[Begin Extracted records]

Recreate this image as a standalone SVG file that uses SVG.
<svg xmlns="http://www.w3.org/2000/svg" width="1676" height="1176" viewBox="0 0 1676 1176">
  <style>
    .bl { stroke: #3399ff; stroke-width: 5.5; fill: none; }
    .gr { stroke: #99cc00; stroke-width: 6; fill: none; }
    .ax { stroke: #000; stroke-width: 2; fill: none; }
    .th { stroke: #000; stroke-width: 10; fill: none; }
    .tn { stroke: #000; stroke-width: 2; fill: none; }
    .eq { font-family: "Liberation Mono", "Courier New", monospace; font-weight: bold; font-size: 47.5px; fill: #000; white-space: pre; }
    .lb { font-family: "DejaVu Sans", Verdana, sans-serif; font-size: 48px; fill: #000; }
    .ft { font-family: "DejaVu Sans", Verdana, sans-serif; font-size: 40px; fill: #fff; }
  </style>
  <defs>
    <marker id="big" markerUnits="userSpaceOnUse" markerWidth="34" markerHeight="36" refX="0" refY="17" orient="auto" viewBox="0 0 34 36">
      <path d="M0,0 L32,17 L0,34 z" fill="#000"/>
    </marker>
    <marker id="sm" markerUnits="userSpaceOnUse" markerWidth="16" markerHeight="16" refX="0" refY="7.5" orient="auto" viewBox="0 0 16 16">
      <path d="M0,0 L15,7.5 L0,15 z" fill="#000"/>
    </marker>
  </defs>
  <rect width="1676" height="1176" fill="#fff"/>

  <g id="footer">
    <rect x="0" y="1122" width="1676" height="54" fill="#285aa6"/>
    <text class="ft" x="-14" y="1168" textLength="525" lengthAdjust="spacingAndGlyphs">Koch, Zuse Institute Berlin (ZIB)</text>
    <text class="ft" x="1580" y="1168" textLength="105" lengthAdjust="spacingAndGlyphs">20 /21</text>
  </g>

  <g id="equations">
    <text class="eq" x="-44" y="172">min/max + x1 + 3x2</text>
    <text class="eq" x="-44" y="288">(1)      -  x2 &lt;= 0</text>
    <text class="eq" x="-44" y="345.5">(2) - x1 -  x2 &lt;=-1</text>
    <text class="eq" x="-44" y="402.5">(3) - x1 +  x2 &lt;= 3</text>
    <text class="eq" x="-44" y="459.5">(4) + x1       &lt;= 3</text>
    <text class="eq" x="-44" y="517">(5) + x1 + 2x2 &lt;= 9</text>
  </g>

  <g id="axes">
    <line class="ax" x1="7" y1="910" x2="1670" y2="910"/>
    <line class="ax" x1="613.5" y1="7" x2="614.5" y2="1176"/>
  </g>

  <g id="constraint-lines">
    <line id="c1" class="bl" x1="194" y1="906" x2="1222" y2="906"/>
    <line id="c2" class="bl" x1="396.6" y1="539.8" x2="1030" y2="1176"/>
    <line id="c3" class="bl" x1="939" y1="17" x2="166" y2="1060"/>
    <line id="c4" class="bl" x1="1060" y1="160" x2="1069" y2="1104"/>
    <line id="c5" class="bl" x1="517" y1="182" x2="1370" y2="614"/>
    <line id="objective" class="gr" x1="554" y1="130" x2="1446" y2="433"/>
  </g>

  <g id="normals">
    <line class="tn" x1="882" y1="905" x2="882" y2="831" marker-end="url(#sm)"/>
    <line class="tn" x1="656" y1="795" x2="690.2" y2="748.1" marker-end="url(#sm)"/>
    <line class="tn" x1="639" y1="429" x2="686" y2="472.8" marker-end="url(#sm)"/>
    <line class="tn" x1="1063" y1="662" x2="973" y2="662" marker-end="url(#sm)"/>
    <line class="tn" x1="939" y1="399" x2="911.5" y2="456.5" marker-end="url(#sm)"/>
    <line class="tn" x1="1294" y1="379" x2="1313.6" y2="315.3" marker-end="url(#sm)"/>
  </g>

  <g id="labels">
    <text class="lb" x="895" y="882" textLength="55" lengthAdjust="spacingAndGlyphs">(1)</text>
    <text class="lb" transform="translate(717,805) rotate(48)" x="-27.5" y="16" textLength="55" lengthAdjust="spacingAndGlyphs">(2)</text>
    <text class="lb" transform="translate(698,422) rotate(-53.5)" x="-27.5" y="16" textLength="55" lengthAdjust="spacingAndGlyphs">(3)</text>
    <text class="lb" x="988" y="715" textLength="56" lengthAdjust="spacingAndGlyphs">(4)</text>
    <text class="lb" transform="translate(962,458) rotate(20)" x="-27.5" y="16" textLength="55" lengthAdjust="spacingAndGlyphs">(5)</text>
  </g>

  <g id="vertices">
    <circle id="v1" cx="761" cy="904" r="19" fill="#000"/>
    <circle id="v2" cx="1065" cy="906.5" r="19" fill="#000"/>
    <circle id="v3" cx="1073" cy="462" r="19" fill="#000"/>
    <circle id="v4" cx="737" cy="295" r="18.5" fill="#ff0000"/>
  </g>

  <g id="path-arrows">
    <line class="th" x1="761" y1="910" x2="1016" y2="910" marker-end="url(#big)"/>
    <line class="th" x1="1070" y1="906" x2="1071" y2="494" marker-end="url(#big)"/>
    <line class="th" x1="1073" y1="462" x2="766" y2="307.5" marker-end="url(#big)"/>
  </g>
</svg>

[End Extracted records]
[Begin Extracted records]

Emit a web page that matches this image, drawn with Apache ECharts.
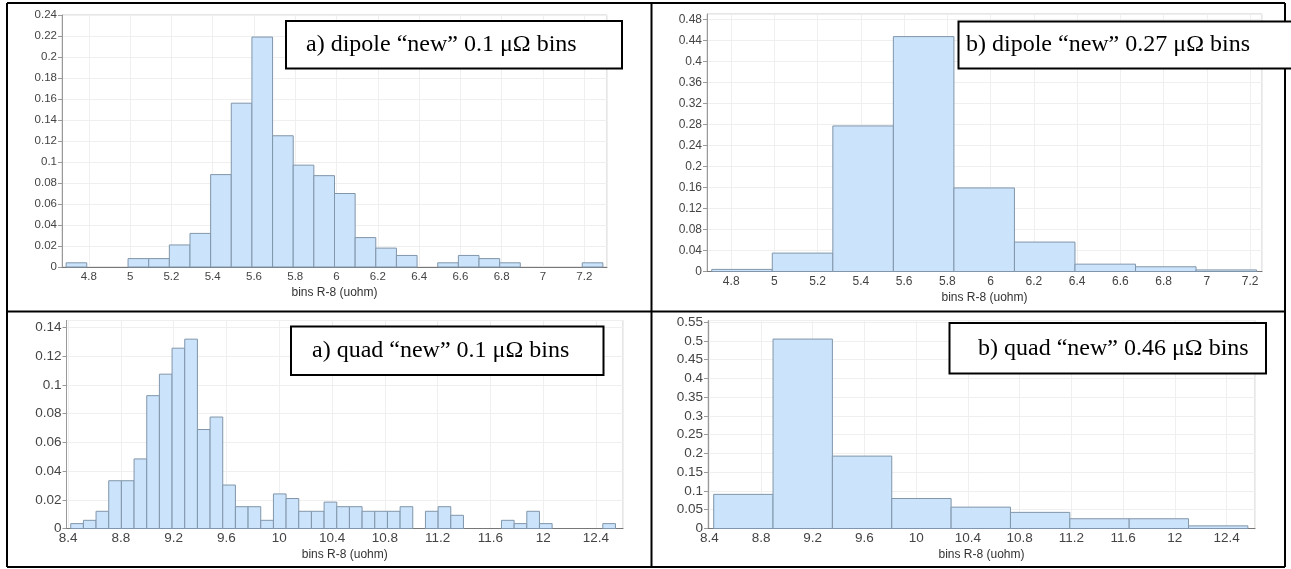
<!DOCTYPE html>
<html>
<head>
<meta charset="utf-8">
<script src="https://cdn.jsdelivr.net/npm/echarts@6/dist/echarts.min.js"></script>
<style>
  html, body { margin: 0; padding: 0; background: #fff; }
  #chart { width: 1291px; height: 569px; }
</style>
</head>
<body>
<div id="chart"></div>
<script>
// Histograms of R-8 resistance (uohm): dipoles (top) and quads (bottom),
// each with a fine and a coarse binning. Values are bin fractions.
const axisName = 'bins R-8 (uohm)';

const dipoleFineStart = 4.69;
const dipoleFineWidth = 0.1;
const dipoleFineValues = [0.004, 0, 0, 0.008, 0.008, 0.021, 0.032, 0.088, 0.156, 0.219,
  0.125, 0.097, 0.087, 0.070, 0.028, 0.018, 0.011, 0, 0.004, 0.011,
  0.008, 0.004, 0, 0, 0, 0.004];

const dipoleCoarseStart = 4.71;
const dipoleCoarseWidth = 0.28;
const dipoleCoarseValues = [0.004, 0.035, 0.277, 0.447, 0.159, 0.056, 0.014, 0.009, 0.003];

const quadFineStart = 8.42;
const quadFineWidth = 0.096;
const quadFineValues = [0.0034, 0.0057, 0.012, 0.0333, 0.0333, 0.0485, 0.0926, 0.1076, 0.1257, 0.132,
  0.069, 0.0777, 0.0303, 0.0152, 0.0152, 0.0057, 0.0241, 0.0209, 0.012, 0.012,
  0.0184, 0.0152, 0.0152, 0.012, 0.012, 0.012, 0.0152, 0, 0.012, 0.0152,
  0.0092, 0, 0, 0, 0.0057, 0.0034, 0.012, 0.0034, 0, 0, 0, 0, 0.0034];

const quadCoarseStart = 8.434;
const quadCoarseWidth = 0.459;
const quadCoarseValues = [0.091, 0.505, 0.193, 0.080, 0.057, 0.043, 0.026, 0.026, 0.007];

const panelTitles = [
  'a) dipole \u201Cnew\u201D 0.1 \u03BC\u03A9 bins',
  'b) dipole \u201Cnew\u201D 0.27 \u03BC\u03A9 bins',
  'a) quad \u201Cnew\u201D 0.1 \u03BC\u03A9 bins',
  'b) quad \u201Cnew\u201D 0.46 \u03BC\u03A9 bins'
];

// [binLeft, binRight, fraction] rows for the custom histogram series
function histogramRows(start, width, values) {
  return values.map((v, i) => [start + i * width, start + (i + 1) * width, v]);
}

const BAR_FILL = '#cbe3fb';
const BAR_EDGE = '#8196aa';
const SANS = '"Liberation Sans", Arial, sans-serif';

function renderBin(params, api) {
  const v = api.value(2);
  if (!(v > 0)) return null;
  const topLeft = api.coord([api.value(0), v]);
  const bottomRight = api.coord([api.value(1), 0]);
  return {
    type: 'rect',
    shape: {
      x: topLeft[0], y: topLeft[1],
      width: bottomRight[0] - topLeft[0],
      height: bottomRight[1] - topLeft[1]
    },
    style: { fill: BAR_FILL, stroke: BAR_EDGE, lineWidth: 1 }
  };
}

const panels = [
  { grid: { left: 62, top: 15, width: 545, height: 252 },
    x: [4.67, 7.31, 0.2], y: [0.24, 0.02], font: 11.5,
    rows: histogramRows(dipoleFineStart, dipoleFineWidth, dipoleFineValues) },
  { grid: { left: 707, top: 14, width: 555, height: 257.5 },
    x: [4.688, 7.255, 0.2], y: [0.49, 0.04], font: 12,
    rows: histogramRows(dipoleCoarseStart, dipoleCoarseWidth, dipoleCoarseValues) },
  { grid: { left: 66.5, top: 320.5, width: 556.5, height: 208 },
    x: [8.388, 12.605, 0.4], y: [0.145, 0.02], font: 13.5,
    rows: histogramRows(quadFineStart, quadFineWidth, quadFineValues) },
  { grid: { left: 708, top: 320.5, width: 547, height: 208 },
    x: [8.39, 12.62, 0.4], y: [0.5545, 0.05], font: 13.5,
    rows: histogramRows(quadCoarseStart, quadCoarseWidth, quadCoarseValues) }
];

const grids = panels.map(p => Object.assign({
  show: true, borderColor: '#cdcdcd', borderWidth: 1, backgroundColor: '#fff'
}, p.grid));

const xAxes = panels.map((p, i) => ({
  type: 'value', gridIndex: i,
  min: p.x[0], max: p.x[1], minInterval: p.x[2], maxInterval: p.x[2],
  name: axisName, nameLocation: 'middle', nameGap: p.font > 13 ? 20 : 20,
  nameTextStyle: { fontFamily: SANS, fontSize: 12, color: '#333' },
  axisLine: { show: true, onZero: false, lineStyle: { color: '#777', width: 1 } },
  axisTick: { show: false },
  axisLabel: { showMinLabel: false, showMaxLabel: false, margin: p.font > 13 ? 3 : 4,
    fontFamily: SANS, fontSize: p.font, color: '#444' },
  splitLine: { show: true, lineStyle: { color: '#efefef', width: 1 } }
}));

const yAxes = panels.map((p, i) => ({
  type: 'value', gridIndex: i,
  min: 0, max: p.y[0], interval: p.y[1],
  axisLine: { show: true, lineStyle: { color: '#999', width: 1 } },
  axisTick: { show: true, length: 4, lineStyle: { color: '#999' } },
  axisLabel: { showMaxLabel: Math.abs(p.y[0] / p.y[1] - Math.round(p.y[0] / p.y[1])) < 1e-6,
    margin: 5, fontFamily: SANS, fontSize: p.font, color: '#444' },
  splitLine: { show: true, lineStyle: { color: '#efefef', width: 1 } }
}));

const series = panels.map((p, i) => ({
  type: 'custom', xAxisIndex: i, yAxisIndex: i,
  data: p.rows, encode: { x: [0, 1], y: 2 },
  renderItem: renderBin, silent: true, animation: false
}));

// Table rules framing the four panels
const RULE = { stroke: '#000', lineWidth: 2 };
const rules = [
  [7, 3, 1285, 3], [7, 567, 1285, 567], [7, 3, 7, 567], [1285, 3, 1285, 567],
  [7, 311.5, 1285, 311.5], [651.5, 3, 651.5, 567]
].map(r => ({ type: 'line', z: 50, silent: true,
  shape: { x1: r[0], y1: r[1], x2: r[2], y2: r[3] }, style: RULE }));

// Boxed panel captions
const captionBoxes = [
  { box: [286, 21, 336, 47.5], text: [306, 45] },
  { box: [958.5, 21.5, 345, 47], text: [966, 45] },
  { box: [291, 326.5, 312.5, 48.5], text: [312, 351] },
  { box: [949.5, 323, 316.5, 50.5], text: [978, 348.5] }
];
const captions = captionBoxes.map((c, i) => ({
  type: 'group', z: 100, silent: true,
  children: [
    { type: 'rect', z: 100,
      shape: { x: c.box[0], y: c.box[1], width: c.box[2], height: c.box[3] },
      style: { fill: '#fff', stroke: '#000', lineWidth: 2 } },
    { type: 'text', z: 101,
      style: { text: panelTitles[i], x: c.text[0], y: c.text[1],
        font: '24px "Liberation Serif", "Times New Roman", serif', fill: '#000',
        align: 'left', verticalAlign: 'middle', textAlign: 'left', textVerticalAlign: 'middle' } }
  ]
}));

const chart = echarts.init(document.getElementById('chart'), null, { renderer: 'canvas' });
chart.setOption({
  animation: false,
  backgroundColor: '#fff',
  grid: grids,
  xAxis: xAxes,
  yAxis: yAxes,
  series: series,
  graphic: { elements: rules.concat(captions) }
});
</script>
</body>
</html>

[End Extracted records]
[Begin Extracted records]

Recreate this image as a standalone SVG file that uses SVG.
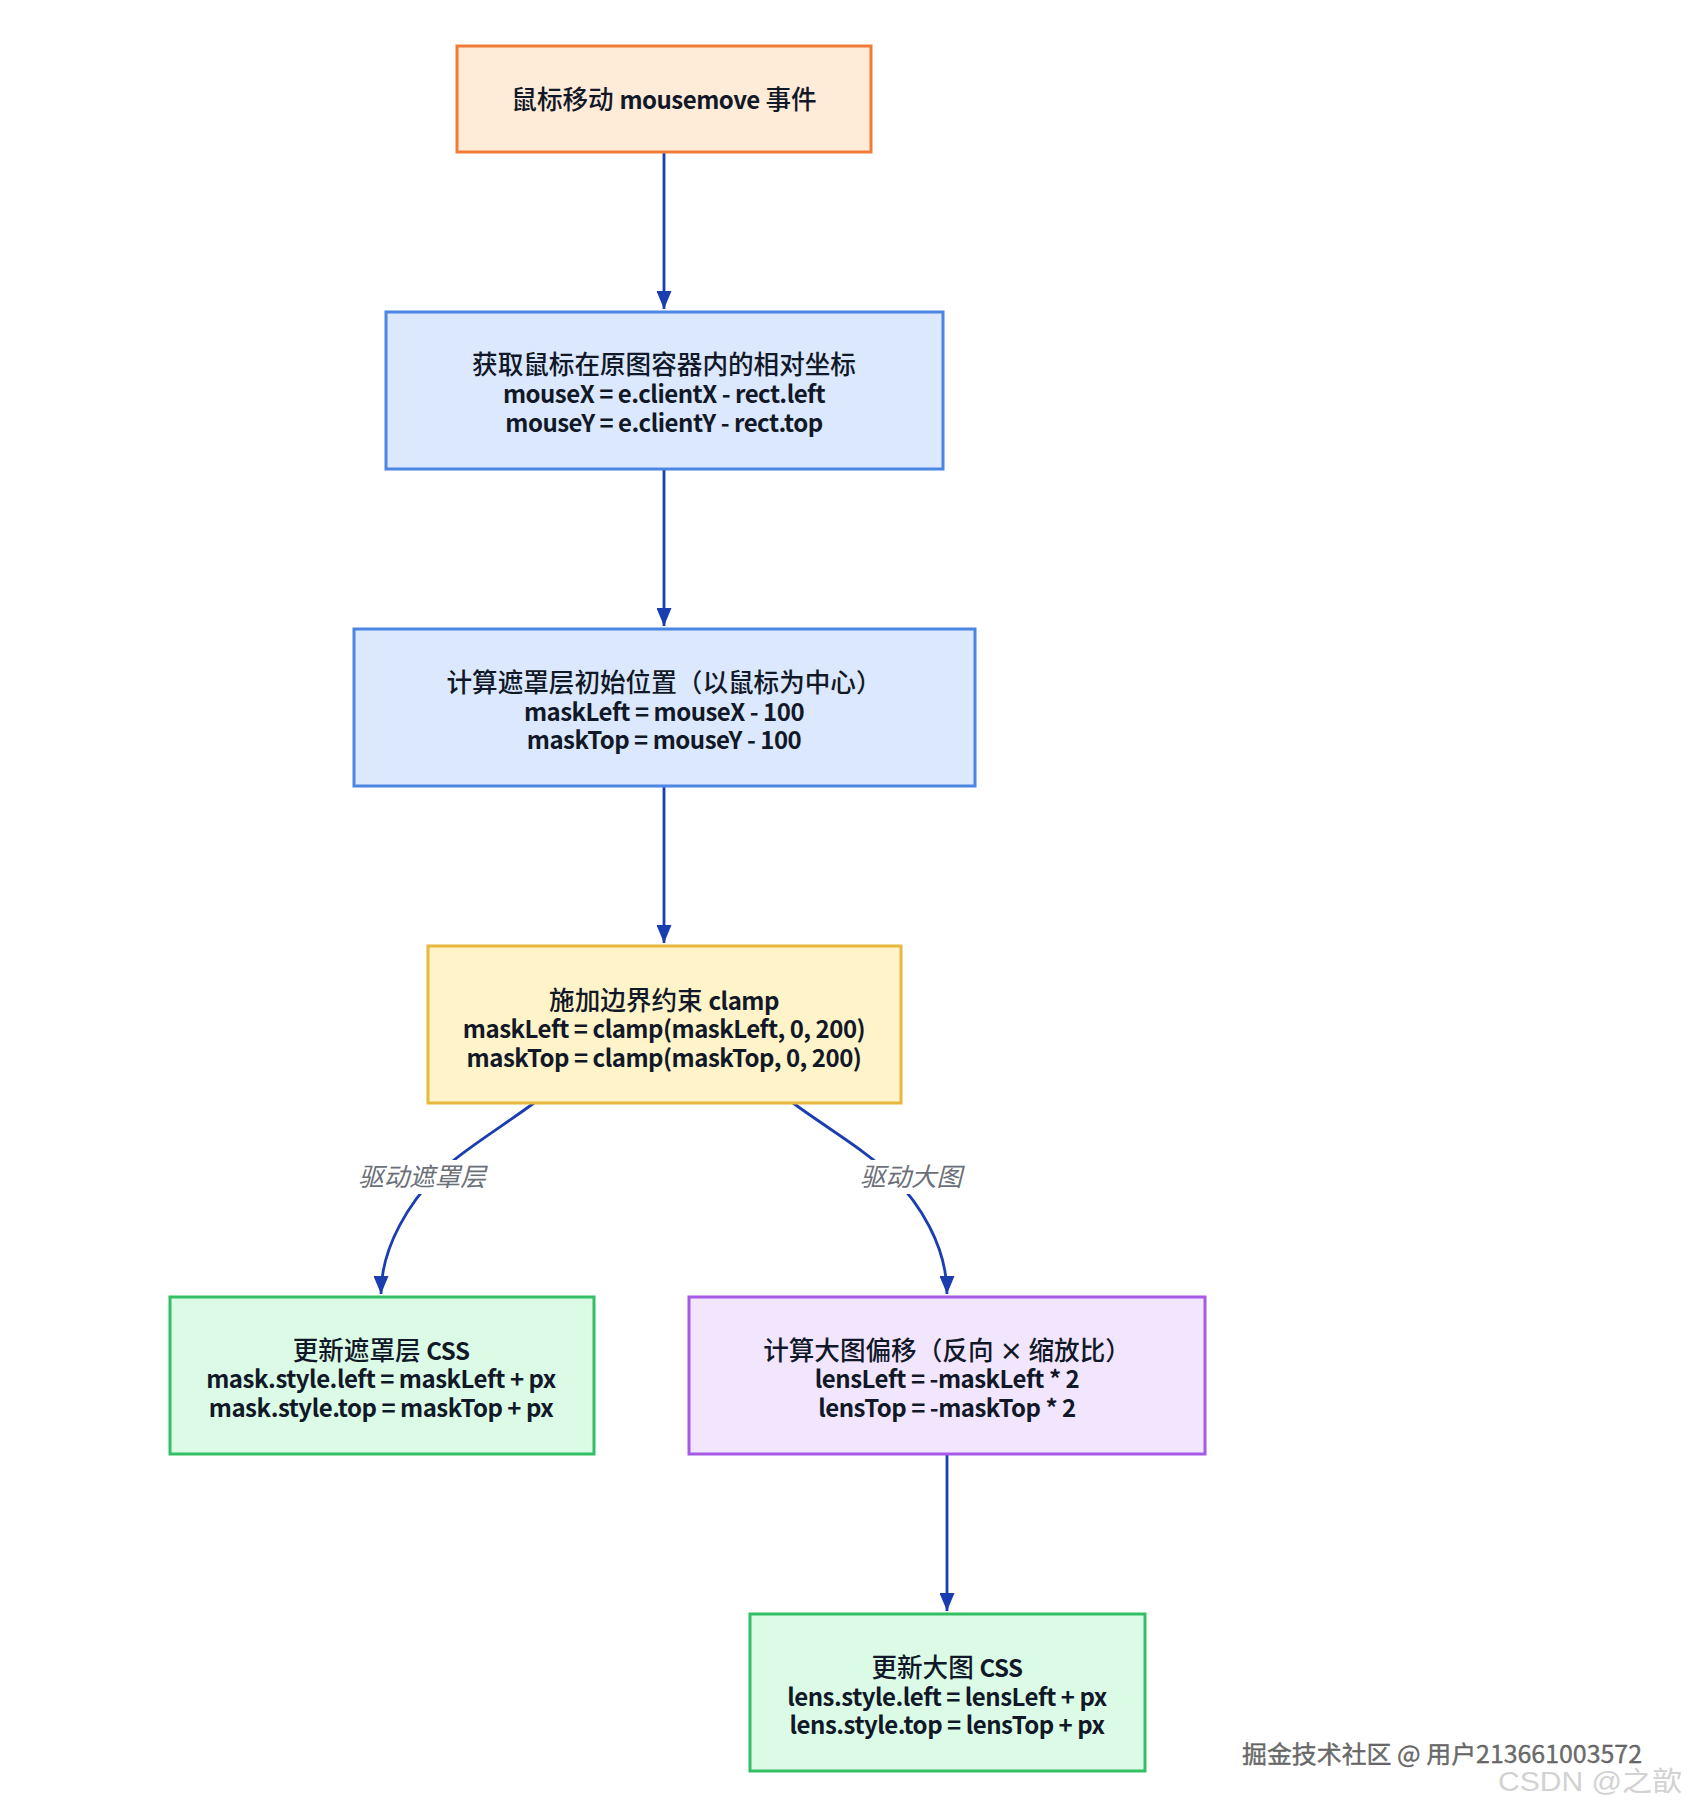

[End Extracted records]

--- Your goal ---
Skip all pictures. Retype exactly the span whose first line is the one with "Emit a web page" and whose last line is the one with "0.014, 0.009, 0.003];".

--- Complete answer ---
Emit a web page that matches this image, drawn with Apache ECharts.
<!DOCTYPE html>
<html>
<head>
<meta charset="utf-8">
<script src="https://cdn.jsdelivr.net/npm/echarts@6/dist/echarts.min.js"></script>
<style>
  html, body { margin: 0; padding: 0; background: #fff; }
  #chart { width: 1291px; height: 569px; }
</style>
</head>
<body>
<div id="chart"></div>
<script>
// Histograms of R-8 resistance (uohm): dipoles (top) and quads (bottom),
// each with a fine and a coarse binning. Values are bin fractions.
const axisName = 'bins R-8 (uohm)';

const dipoleFineStart = 4.69;
const dipoleFineWidth = 0.1;
const dipoleFineValues = [0.004, 0, 0, 0.008, 0.008, 0.021, 0.032, 0.088, 0.156, 0.219,
  0.125, 0.097, 0.087, 0.070, 0.028, 0.018, 0.011, 0, 0.004, 0.011,
  0.008, 0.004, 0, 0, 0, 0.004];

const dipoleCoarseStart = 4.71;
const dipoleCoarseWidth = 0.28;
const dipoleCoarseValues = [0.004, 0.035, 0.277, 0.447, 0.159, 0.056, 0.014, 0.009, 0.003];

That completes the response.